I have seen several conversations lately which have had some form of Due On Sale or Alienation Clause concept in them. As such I want to address the topic and provide a little opinion as well.
First let's start with the clause itself:
[b]Transfer of the Property or a Beneficial Interest in Borrower. If all or any part of the Property or any interest in it is sold or transferred (or if a beneficial interest in Borrower is sold or transferred and Borrower is not a natural person) without Lender's prior written consent, Lender may, at its option, require immediate payment in full of all sums secured by this Security Instrument. However, this option shall not be exercised by Lender if exercise is prohibited by federal law as of the date of this Security Instrument.
If Lender exercises this option, Lender shall give Borrower notice of acceleration. The notice shall provide a period of not less than 30 days from the date the notice is delivered or mailed within which Borrower must pay all sums secured by this Security Instrument. If Borrower fails to pay these sums prior to the expiration of this period, Lender may invoke any remedies permitted by this Security Instrument without further notice or demand on Borrower.[/b]
So there you have it, pretty straight forward if you ask me. It seems this clause in the RE world is just not that simple. To fear or not to fear? To disclose or not to disclose? Do lenders ever enforce this?
To the topic of enforcement, first let me point out the clause does not prohibit the transfer nor does the clause obligate the lender to accelerate. The right to accelerate is reserved to the lender's discretion. Additionally there is no term to which the lender has to enforce the clause, so it does not expire. (a point that we will come back to)
Secondly a common question is that of disclosure, do you report the transfer to the lender? Well within the clause there is no duty for the borrower/seller to report the transfer nor is there a duty for the buyer to report.
So then what is the big deal? Why have the clause if they do not act on it? Commonly folks site how crazy the lender would be to enforce the clause if the buyer represents performance in the form of timely payments on the debt. The lender is mostly concerned with getting paid back. Obviously the current economic climate and the lack of DOS clause enforcement speaks to that concept.
To truly understand when it is in the best interest of the lender to enforce such a clause all we have to do is look at when and why the clause came into existence. In the 1970's interest rates started to rise. The clause was written into security instruments to stifle the assumption of loans against the rise in interest rates. As an incentive to transact with a seller, if the seller had say a 7.0% interest rate they offered the assumption of their loan while new originations in the market were at 12.0% (yea, the 1980's were not interest rate friendly) This had two fundamental consequences, one was lenders were loosing control of the party responsible for payments.
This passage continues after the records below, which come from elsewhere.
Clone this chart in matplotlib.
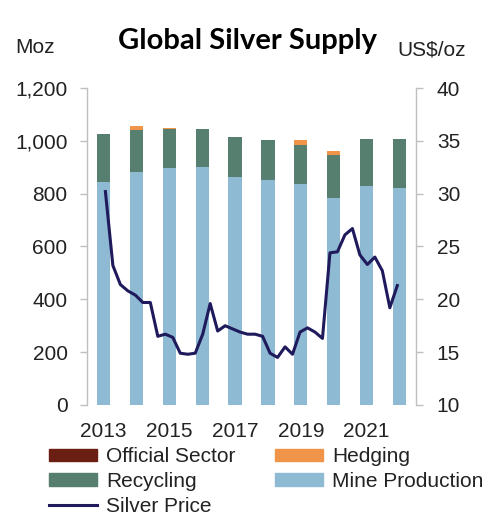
import numpy as np
import matplotlib
matplotlib.use('Agg')
import matplotlib.pyplot as plt
from matplotlib.patches import Patch
from matplotlib.lines import Line2D

plt.rcParams['font.family'] = ['Liberation Sans', 'DejaVu Sans']

# supply data, Moz
years = np.arange(2013, 2023)
mine = [845, 883, 898, 900, 864, 852, 838, 782, 829, 823]
recycling = [180, 158, 148, 146, 149, 150, 146, 165, 177, 183]
hedging = [0, 15, 2, 0, 0, 0, 18, 13, 0, 0]
official = [1, 1, 1, 0, 0, 0, 0, 0, 0, 0]

# quarterly average silver price, US$/oz (Q1 2013 .. Q4 2022)
price = [30.2, 23.2, 21.4, 20.8,
         20.4, 19.7, 19.7, 16.5,
         16.7, 16.4, 14.9, 14.8,
         14.9, 16.7, 19.6, 17.0,
         17.5, 17.2, 16.9, 16.7,
         16.7, 16.5, 14.9, 14.5,
         15.5, 14.8, 16.9, 17.3,
         16.9, 16.3, 24.4, 24.5,
         26.1, 26.7, 24.2, 23.3,
         24.0, 22.7, 19.2, 21.3]

c_mine = '#8FBAD3'
c_rec = '#567F70'
c_hedge = '#F0944A'
c_off = '#6B1F12'
c_price = '#1F1A5C'
c_spine = '#BFBFBF'
c_text = '#222222'
fs = 15

fig = plt.figure(figsize=(4.97, 5.19), dpi=100)
ax = fig.add_axes([0.175, 0.2197, 0.662, 0.6107])
ax2 = ax.twinx()

w = 0.4
b1 = np.array(mine)
b2 = b1 + np.array(recycling)
b3 = b2 + np.array(hedging)
ax.bar(years, mine, w, color=c_mine, zorder=2)
ax.bar(years, recycling, w, bottom=b1, color=c_rec, zorder=2)
ax.bar(years, hedging, w, bottom=b2, color=c_hedge, zorder=2)
ax.bar(years, official, w, bottom=b3, color=c_off, zorder=2)

qx = 2013.06 + np.arange(len(price)) * 0.2275
ax2.plot(qx, price, color=c_price, lw=2.2, solid_joinstyle='round')

ax.set_xlim(2012.5, 2022.5)
ax.set_ylim(0, 1200)
ax2.set_ylim(10, 40)
ax.set_yticks(range(0, 1201, 200))
ax.set_yticklabels([f'{v:,}' for v in range(0, 1201, 200)])
ax2.set_yticks(range(10, 41, 5))
ax.set_xticks([2013, 2015, 2017, 2019, 2021])

for a in (ax, ax2):
    for s in ('top', 'bottom'):
        a.spines[s].set_visible(False)
    for s in ('left', 'right'):
        a.spines[s].set_color(c_spine)
        a.spines[s].set_linewidth(1.0)
ax.spines['right'].set_visible(False)
ax2.spines['left'].set_visible(False)

ax.tick_params(axis='y', length=5, width=1, color=c_spine, pad=9, labelsize=fs, labelcolor=c_text)
ax2.tick_params(axis='y', length=5, width=1, color=c_spine, pad=10, labelsize=fs, labelcolor=c_text)
ax.tick_params(axis='x', length=0, pad=12, labelsize=fs, labelcolor=c_text)

fig.text(0.497, 0.905, 'Global Silver Supply', ha='center', va='baseline',
         fontsize=21, fontweight='bold', family=['Lato', 'DejaVu Sans'])
fig.text(0.03, 0.898, 'Moz', ha='left', va='baseline', fontsize=fs, color=c_text)
fig.text(0.80, 0.894, 'US$/oz', ha='left', va='baseline', fontsize=fs, color=c_text)

handles = [Patch(color=c_off), Patch(color=c_rec),
           Line2D([0], [0], color=c_price, lw=2.2),
           Patch(color=c_hedge), Patch(color=c_mine)]
labels = ['Official Sector', 'Recycling', 'Silver Price', 'Hedging', 'Mine Production']
fig.legend(handles, labels, ncol=2, loc='upper left', bbox_to_anchor=(0.077, 0.158),
           frameon=False, fontsize=fs, handlelength=2.3, handleheight=0.55,
           handletextpad=0.45, columnspacing=1.9, labelspacing=0.27, borderpad=0,
           labelcolor=c_text)

fig.savefig('out.png', dpi=100)
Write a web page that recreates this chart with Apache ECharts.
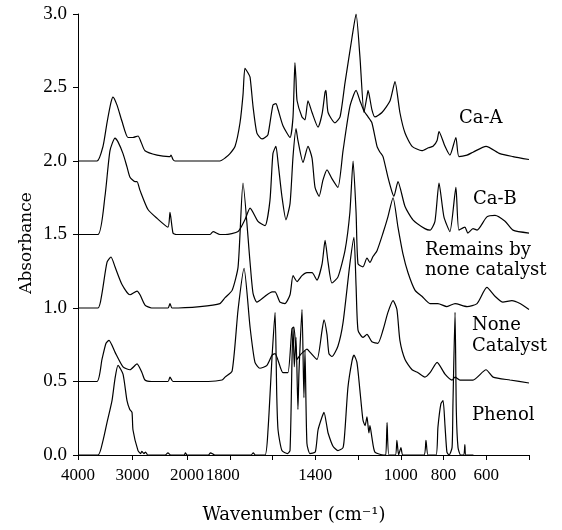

An assuming buyer may not be as credit worthy as the previous borrower. The second consequence was lenders not being able to recoup principal and then re-issue the principal at current market rates.
So the fight over DOS then started and was settled by an act of congress known as "Garn-St. Germain Federal Depositary Institutions Act" in the early 1980's. The act solidified the ability of a lender to enforce the DOS despite state statue to the contrary. You can view the act along with the exceptions to the rule here: http://www.law.cornell.edu/uscode/text/12/1701j-3
Following that later in the 1980's (1986 to 1989) FHA loans and VA loans established and enforced strict rules around the capability of their loans to be assumed. These loan types do not have a DOS clause and do allow for assumption. Most other residential conventional loans have the DOS clause and thus do not allow for assumption.
So now we have an idea of when and why but how does that relate today? Certainly millions of subject to transactions take place and involve real estate agents, attorneys as well as unlicensed public. The lender has two remedies in theory to the event which would be civil suite (it is not a criminal offense) and foreclosure. A lender in order to prove a civil suite against a borrower or agent or attorney would have to prove "tortious interference with contract". The layman's version of that is interfering with a contract, which is what a mortgage or deed of trust is. The problem with proving this would include a duty to the borrower to notify the lender of transfer and that duty is not present in the document or clause. Further, a counter concept to the suit would be that the borrower has multiple other options to breach their contract with the buyer aside from DOS which would include just stopping to pay and walking away.
So not too likely to see too much civil suit action around this clause. The likely and most reasonable remedy would simply be accelerate the loan and call it all due. In the event of failure to pay the lender could enforce their right to foreclose.
So to come full circle back to why very little of these clauses are enforced in today's market it starts to become a bit obvious. The large number of foreclosures in the market and the current market rate of mortgages drives the lenders away from wanting to enforce the clause CURRENTLY. A common statement amongst folks in finance, there is but one guarantee I can make and that is the market will go up and the market will go down. As long as current interest rates remain lower in relation to past rates the incentive is not high for lenders to enforce the clause. For those with foreshadowing skills, as rates rise, whenever they do, the incentive for enforcement on this clause will come back to head. Interestingly enough at that time there maybe such a large number of subject to transactions in the market place that additional concepts may have to be introduced into the Garn Act or clause as I doubt we as a nation want to go from one foreclosure pit to the next.